When the extraction functions complete, they return a Term corresponding to the value returned by the function or method as a function of its arguments.

These functions currently work only for code that takes some fixed number of integral parameters, returns an integral result, and does not access any dynamically-allocated memory (although temporary memory allocated during execution is allowed).

Notes on C++ Analysis

The distance between C++ code and LLVM is greater than between C and LLVM, so some additional considerations come into play when analyzing C++ code with SAW.

The first key issue is that the C++ standard library is large and complex, and tends to be widely used by C++ applications. To analyze most C++ code, it will be necessary to link your code with a version of the libc++ library[2] compiled to LLVM bitcode. The wllvm program can[3] be useful for this.

The C++ standard library includes a number of key global variables, and any code that touches them will require that they be initialized using llvm_alloc_global.

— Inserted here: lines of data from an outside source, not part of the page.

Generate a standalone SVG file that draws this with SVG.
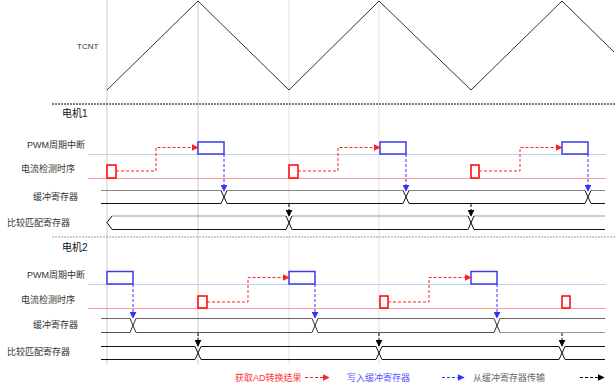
<svg xmlns="http://www.w3.org/2000/svg" width="615" height="388" viewBox="0 0 615 388">
<style>
text{font-family:"Liberation Sans","Noto Sans CJK SC",sans-serif;font-size:9px;fill:#333}
.lbl{text-anchor:end}
.title{font-size:10px;fill:#111}
.vgrid{stroke:#ccc;stroke-width:1}
.vgrid2{stroke:#e0e0e0;stroke-width:1}
.pwmbase{stroke:#b8d4ee;stroke-width:1}
.curbase{stroke:#f99;stroke-width:1}
.pwm{fill:#fff;stroke:#3a3af0;stroke-width:1.5}
.cur{fill:#fff;stroke:#f00;stroke-width:1.5}
.ra{fill:none;stroke:#f22;stroke-width:1;stroke-dasharray:3,2;marker-end:url(#mr)}
.ba{fill:none;stroke:#33f;stroke-width:1;stroke-dasharray:3,2;marker-end:url(#mb)}
.ka{fill:none;stroke:#000;stroke-width:1;stroke-dasharray:3,2;marker-end:url(#mk)}
.bus{fill:none;stroke-width:1}
</style>
<defs>
<marker id="mr" viewBox="0 0 10 10" refX="9" refY="5" markerWidth="7" markerHeight="7" markerUnits="userSpaceOnUse" orient="auto"><path d="M0,0L10,5L0,10z" fill="#f22"/></marker>
<marker id="mb" viewBox="0 0 10 10" refX="9" refY="5" markerWidth="7" markerHeight="7" markerUnits="userSpaceOnUse" orient="auto"><path d="M0,0L10,5L0,10z" fill="#33f"/></marker>
<marker id="mk" viewBox="0 0 10 10" refX="9" refY="5" markerWidth="7" markerHeight="7" markerUnits="userSpaceOnUse" orient="auto"><path d="M0,0L10,5L0,10z" fill="#000"/></marker>
</defs>
<rect width="615" height="388" fill="#fff"/>
<g id="grid">
<line class="vgrid" x1="107" y1="0" x2="107" y2="365"/>
<line class="vgrid" x1="198" y1="0" x2="198" y2="365"/>
<line class="vgrid2" x1="289" y1="0" x2="289" y2="365"/>
<line class="vgrid2" x1="379" y1="0" x2="379" y2="365"/>
<line x1="52" y1="104" x2="615" y2="104" stroke="#000" stroke-dasharray="2,1"/>
<line x1="52" y1="237" x2="615" y2="237" stroke="#999" stroke-dasharray="2,1"/>
</g>
<g id="tcnt">
<text x="77" y="49" style="font-size:8px">TCNT</text>
<polyline points="107,90 198,1 289,90 379,1 471,90 562,1 614,52" fill="none" stroke="#333" stroke-width="1"/>
</g>
<g id="motor1">
<text class="title" x="62" y="117">电机1</text>
<text class="lbl" x="85" y="148">PWM周期中断</text>
<text class="lbl" x="75" y="172">电流检测时序</text>
<text class="lbl" x="78" y="200">缓冲寄存器</text>
<text class="lbl" x="70" y="226">比较匹配寄存器</text>
<line class="pwmbase" x1="88" y1="154.5" x2="606" y2="154.5"/>
<line class="curbase" x1="88" y1="178.5" x2="606" y2="178.5"/>
<rect class="pwm" x="198" y="142" width="26" height="12"/>
<rect class="pwm" x="380" y="142" width="26" height="12"/>
<rect class="pwm" x="562" y="142" width="26" height="12"/>
<rect class="cur" x="107" y="165" width="9" height="13"/>
<rect class="cur" x="289" y="165" width="9" height="13"/>
<rect class="cur" x="471" y="165" width="8" height="13"/>
<path class="bus" stroke="#888" stroke-width="1.5" d="M101 190.5H221M227 190.5H403M409 190.5H585M591 190.5H605"/>
<path class="bus" stroke="#111" d="M101 203.5H221M227 203.5H403M409 203.5H585M591 203.5H605"/>
<path class="bus" stroke="#111" d="M221 190.5L227 203.5M221 203.5L227 190.5M403 190.5L409 203.5M403 203.5L409 190.5M585 190.5L591 203.5M585 203.5L591 190.5"/>
<path class="bus" stroke="#999" stroke-width="1.5" d="M112 216H286M292 216H468M474 216H605"/>
<path class="bus" stroke="#111" d="M107 222.5L112 216M107 222.5L112 229.5H286M292 229.5H468M474 229.5H605"/>
<path class="bus" stroke="#111" d="M286 216L292 229.5M286 229.5L292 216M468 216L474 229.5M468 229.5L474 216"/>
</g>
<g id="motor2">
<text class="title" x="62" y="251">电机2</text>
<text class="lbl" x="85" y="278">PWM周期中断</text>
<text class="lbl" x="75" y="303">电流检测时序</text>
<text class="lbl" x="78" y="328">缓冲寄存器</text>
<text class="lbl" x="70" y="355">比较匹配寄存器</text>
<line class="pwmbase" x1="88" y1="284.5" x2="606" y2="284.5"/>
<line class="curbase" x1="88" y1="308.5" x2="606" y2="308.5"/>
<rect class="pwm" x="107" y="271.5" width="26" height="12.5"/>
<rect class="pwm" x="289" y="271.5" width="26" height="12.5"/>
<rect class="pwm" x="471" y="271.5" width="26" height="12.5"/>
<rect class="cur" x="198" y="296" width="9" height="12"/>
<rect class="cur" x="380" y="296" width="8" height="12"/>
<rect class="cur" x="562" y="296" width="8" height="12"/>
<path class="bus" stroke="#666" stroke-width="1.3" d="M101 318.5H130M136 318.5H312M318 318.5H494M500 318.5H605"/>
<path class="bus" stroke="#555" d="M101 332.5H130M136 332.5H312M318 332.5H494"/>
<path class="bus" stroke="#999" stroke-width="1.5" d="M500 332.5H605"/>
<path class="bus" stroke="#333" d="M130 318.5L136 332.5M130 332.5L136 318.5M312 318.5L318 332.5M312 332.5L318 318.5M494 318.5L500 332.5M494 332.5L500 318.5"/>
<path class="bus" stroke="#111" d="M101 346.5H195M201 346.5H376M382 346.5H559M565 346.5H605M101 359.5H195M201 359.5H376M382 359.5H559M565 359.5H605"/>
<path class="bus" stroke="#111" d="M195 346.5L201 359.5M195 359.5L201 346.5M376 346.5L382 359.5M376 359.5L382 346.5M559 346.5L565 359.5M559 359.5L565 346.5"/>
</g>
<g id="connectors">
<path class="ra" d="M116 171H156V147.5H198"/>
<path class="ra" d="M298 171H338V147.5H380"/>
<path class="ra" d="M479 171H520V147.5H562"/>
<path class="ba" d="M224 154V191"/>
<path class="ba" d="M406 154V191"/>
<path class="ba" d="M588 154V191"/>
<path class="ka" d="M289 204V216"/>
<path class="ka" d="M471 204V216"/>
<path class="ra" d="M207 302H248V277.5H289"/>
<path class="ra" d="M388 302H429V277.5H471"/>
<path class="ba" d="M133 284V318"/>
<path class="ba" d="M315 284V318"/>
<path class="ba" d="M497 284V318"/>
<path class="ka" d="M198 333V346"/>
<path class="ka" d="M379 333V346"/>
<path class="ka" d="M562 333V346"/>
</g>
<g id="legend">
<text x="235" y="381" style="fill:#f33">获取AD转换结果</text>
<path class="ra" d="M305 377.5H329"/>
<text x="347" y="381" style="fill:#55f">写入缓冲寄存器</text>
<path class="ba" d="M442 377.5H464"/>
<text x="473" y="381" style="fill:#666">从缓冲寄存器传输</text>
<path class="ka" d="M580 377.5H604"/>
</g>
</svg>
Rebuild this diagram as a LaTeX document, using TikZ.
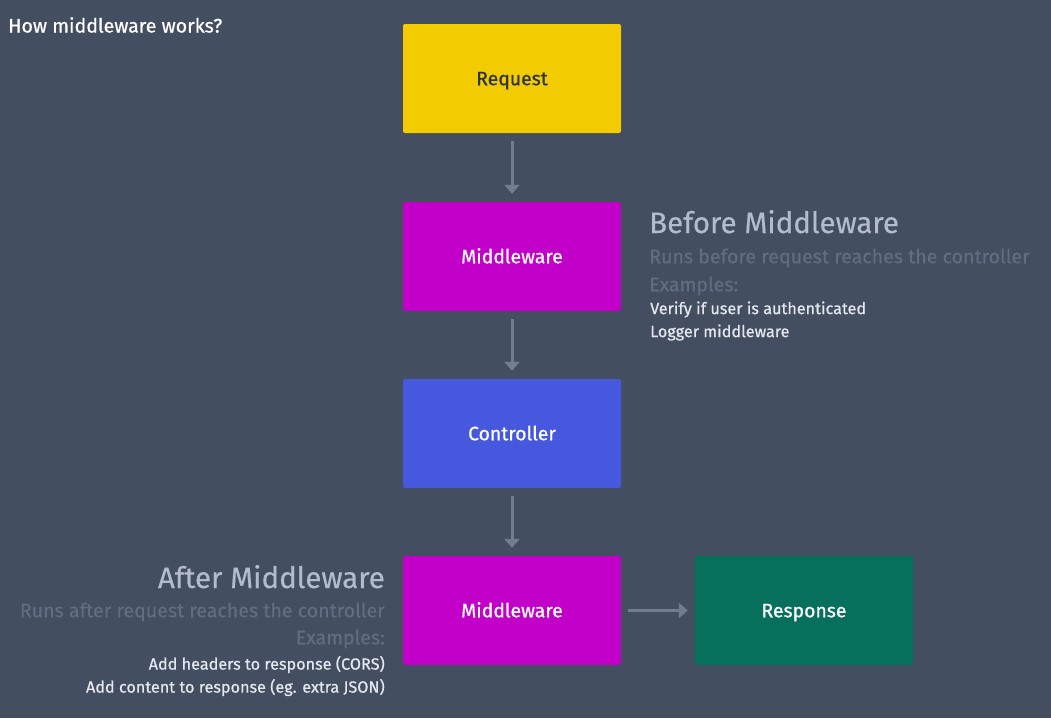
\documentclass[tikz,border=0pt]{standalone}
\usepackage{fontspec}
\setmainfont{Fira Sans}
\newfontfamily\medfont[FakeBold=0.7]{Fira Sans}
\newfontfamily\semfont[FakeBold=0.35]{Fira Sans}
\usetikzlibrary{arrows.meta}
\definecolor{bg}{HTML}{434E61}
\definecolor{yel}{HTML}{F2CC00}
\definecolor{mag}{HTML}{C300C9}
\definecolor{blu}{HTML}{4658DE}
\definecolor{teal}{HTML}{06705C}
\definecolor{arr}{HTML}{737D90}
\definecolor{head}{HTML}{B3BBCE}
\definecolor{sub}{HTML}{636D81}
\definecolor{ex}{HTML}{E4E7EE}
\definecolor{dark}{HTML}{2E3440}
\tikzset{
  box/.style={rounded corners=2pt, minimum width=218pt, minimum height=109pt, inner sep=0pt, text height=13.5pt, text depth=0pt, font=\medfont\fontsize{19.4}{20}\selectfont},
  flow/.style={draw=arr, line width=3pt, -{Triangle[length=9pt,width=15pt]}},
  title/.style={text=head, font=\semfont\fontsize{29.5}{30}\selectfont, inner sep=0pt},
  subt/.style={text=sub, font=\semfont\fontsize{19.6}{20}\selectfont, inner sep=0pt},
  exm/.style={text=ex, font=\medfont\fontsize{16.2}{18}\selectfont, inner sep=0pt},
}
\begin{document}
\begin{tikzpicture}[x=1pt,y=-1pt]
\fill[bg] (0,0) rectangle (1051,718);
\useasboundingbox (0,0) rectangle (1051,718);
\node[anchor=west, text=white, font=\medfont\fontsize{19.6}{20}\selectfont, inner sep=0pt] (ttl) at (8,25) {How middleware works?};
\node[box, fill=yel, text=dark] (req) at (512,78.5) {Request};
\node[box, fill=mag, text=white] (mw1) at (512,256.5) {Middleware};
\node[box, fill=blu, text=white] (ctl) at (512,433.5) {Controller};
\node[box, fill=mag, text=white] (mw2) at (512,610.5) {Middleware};
\node[box, fill=teal, text=white] (res) at (804,610.5) {Response};
\draw[flow, shorten <=8pt, shorten >=8pt] (req) -- (mw1);
\draw[flow, shorten <=8pt, shorten >=8pt] (mw1) -- (ctl);
\draw[flow, shorten <=8pt, shorten >=8pt] (ctl) -- (mw2);
\draw[flow, shorten <=7pt, shorten >=7pt] (mw2) -- (res);
\node[title, anchor=base west] (bt) at (649,233) {Before Middleware};
\node[subt, anchor=west] (bs) at (649,258) {Runs before request reaches the controller};
\node[subt, anchor=west] (be) at (649,286) {Examples:};
\node[exm, anchor=west] (b1) at (650,309.5) {Verify if user is authenticated};
\node[exm, anchor=west] (b2) at (650,332.5) {Logger middleware};
\node[title, anchor=base east] (at) at (385,588) {After Middleware};
\node[subt, anchor=east] (as) at (385,612) {Runs after request reaches the controller};
\node[subt, anchor=east] (ae) at (385,639) {Examples:};
\node[exm, anchor=east] (a1) at (385,664.5) {Add headers to response (CORS)};
\node[exm, anchor=east] (a2) at (385,687.5) {Add content to response (eg. extra JSON)};
\end{tikzpicture}
\end{document}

Many C++ names are slightly awkward to deal with in SAW. They may be mangled relative to the text that appears in the C++ source code. SAW currently only understands the mangled names. The llvm-nm program can be used to show the list of symbols in an LLVM bitcode file, and the c++filt program can be used to demangle them, which can help in identifying the symbol you want to refer to. In addition, C++ names from namespaces can sometimes include quote marks in their LLVM encoding. For example:

%"class.quux::Foo" = type { i32, i32 }

This can be mentioned in SAW by saying:

llvm_type "%\"class.quux::Foo\""

Finally, there is no support for calling constructors in specifications, so you will need to construct objects piece-by-piece using, e.g., llvm_alloc and llvm_points_to.